***** GIVEN MATERIAL

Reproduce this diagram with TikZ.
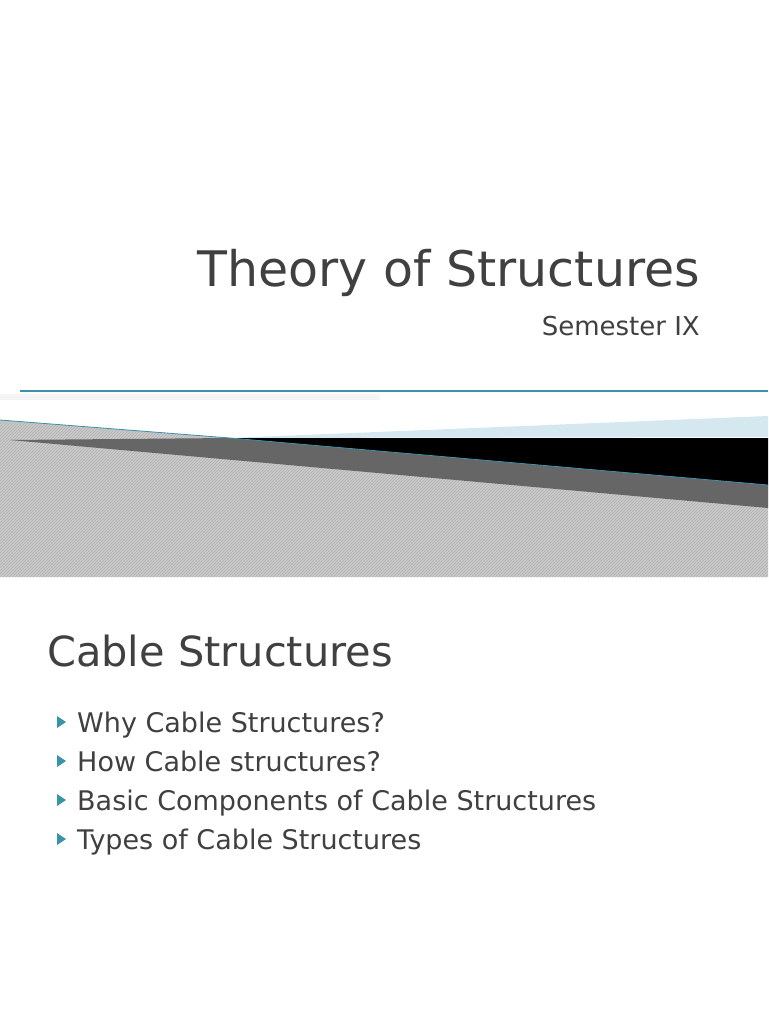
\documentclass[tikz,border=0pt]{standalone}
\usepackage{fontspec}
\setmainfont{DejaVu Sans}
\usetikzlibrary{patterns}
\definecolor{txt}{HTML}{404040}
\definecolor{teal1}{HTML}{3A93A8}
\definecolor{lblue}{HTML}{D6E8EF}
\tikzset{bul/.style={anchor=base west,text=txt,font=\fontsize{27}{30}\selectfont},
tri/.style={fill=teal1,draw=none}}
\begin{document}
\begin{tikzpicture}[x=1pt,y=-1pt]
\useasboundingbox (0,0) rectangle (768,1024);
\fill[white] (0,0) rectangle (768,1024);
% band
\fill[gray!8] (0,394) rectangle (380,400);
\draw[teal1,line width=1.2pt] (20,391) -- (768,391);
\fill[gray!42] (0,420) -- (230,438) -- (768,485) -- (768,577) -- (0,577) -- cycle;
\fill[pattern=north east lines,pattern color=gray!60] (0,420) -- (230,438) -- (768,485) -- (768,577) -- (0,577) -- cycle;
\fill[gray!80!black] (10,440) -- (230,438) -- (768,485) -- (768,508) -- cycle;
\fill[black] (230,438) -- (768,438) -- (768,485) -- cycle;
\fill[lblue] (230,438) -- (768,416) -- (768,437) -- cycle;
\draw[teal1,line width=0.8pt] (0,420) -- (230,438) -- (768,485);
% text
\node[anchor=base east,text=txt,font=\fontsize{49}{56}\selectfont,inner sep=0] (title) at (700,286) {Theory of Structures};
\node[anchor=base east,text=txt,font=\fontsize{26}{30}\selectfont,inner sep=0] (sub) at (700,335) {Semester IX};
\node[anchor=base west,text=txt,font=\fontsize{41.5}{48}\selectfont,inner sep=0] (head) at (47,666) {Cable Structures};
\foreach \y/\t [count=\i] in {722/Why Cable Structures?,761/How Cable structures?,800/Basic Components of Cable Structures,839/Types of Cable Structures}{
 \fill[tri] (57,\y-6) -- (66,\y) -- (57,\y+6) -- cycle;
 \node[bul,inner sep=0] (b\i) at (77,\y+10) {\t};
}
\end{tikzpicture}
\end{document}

**********

GOAL: Reproduce each line exactly, please, except for any pictures.

RESULT BELOW:
Reproduce this diagram with TikZ.
\documentclass[tikz,border=0pt]{standalone}
\usepackage{fontspec}
\setmainfont{DejaVu Sans}
\usetikzlibrary{patterns}
\definecolor{txt}{HTML}{404040}
\definecolor{teal1}{HTML}{3A93A8}
\definecolor{lblue}{HTML}{D6E8EF}
\tikzset{bul/.style={anchor=base west,text=txt,font=\fontsize{27}{30}\selectfont},
tri/.style={fill=teal1,draw=none}}
\begin{document}
\begin{tikzpicture}[x=1pt,y=-1pt]
\useasboundingbox (0,0) rectangle (768,1024);
\fill[white] (0,0) rectangle (768,1024);
% band
\fill[gray!8] (0,394) rectangle (380,400);
\draw[teal1,line width=1.2pt] (20,391) -- (768,391);
\fill[gray!42] (0,420) -- (230,438) -- (768,485) -- (768,577) -- (0,577) -- cycle;
\fill[pattern=north east lines,pattern color=gray!60] (0,420) -- (230,438) -- (768,485) -- (768,577) -- (0,577) -- cycle;
\fill[gray!80!black] (10,440) -- (230,438) -- (768,485) -- (768,508) -- cycle;
\fill[black] (230,438) -- (768,438) -- (768,485) -- cycle;
\fill[lblue] (230,438) -- (768,416) -- (768,437) -- cycle;
\draw[teal1,line width=0.8pt] (0,420) -- (230,438) -- (768,485);
% text
\node[anchor=base east,text=txt,font=\fontsize{49}{56}\selectfont,inner sep=0] (title) at (700,286) {Theory of Structures};
\node[anchor=base east,text=txt,font=\fontsize{26}{30}\selectfont,inner sep=0] (sub) at (700,335) {Semester IX};
\node[anchor=base west,text=txt,font=\fontsize{41.5}{48}\selectfont,inner sep=0] (head) at (47,666) {Cable Structures};
\foreach \y/\t [count=\i] in {722/Why Cable Structures?,761/How Cable structures?,800/Basic Components of Cable Structures,839/Types of Cable Structures}{
 \fill[tri] (57,\y-6) -- (66,\y) -- (57,\y+6) -- cycle;
 \node[bul,inner sep=0] (b\i) at (77,\y+10) {\t};
}
\end{tikzpicture}
\end{document}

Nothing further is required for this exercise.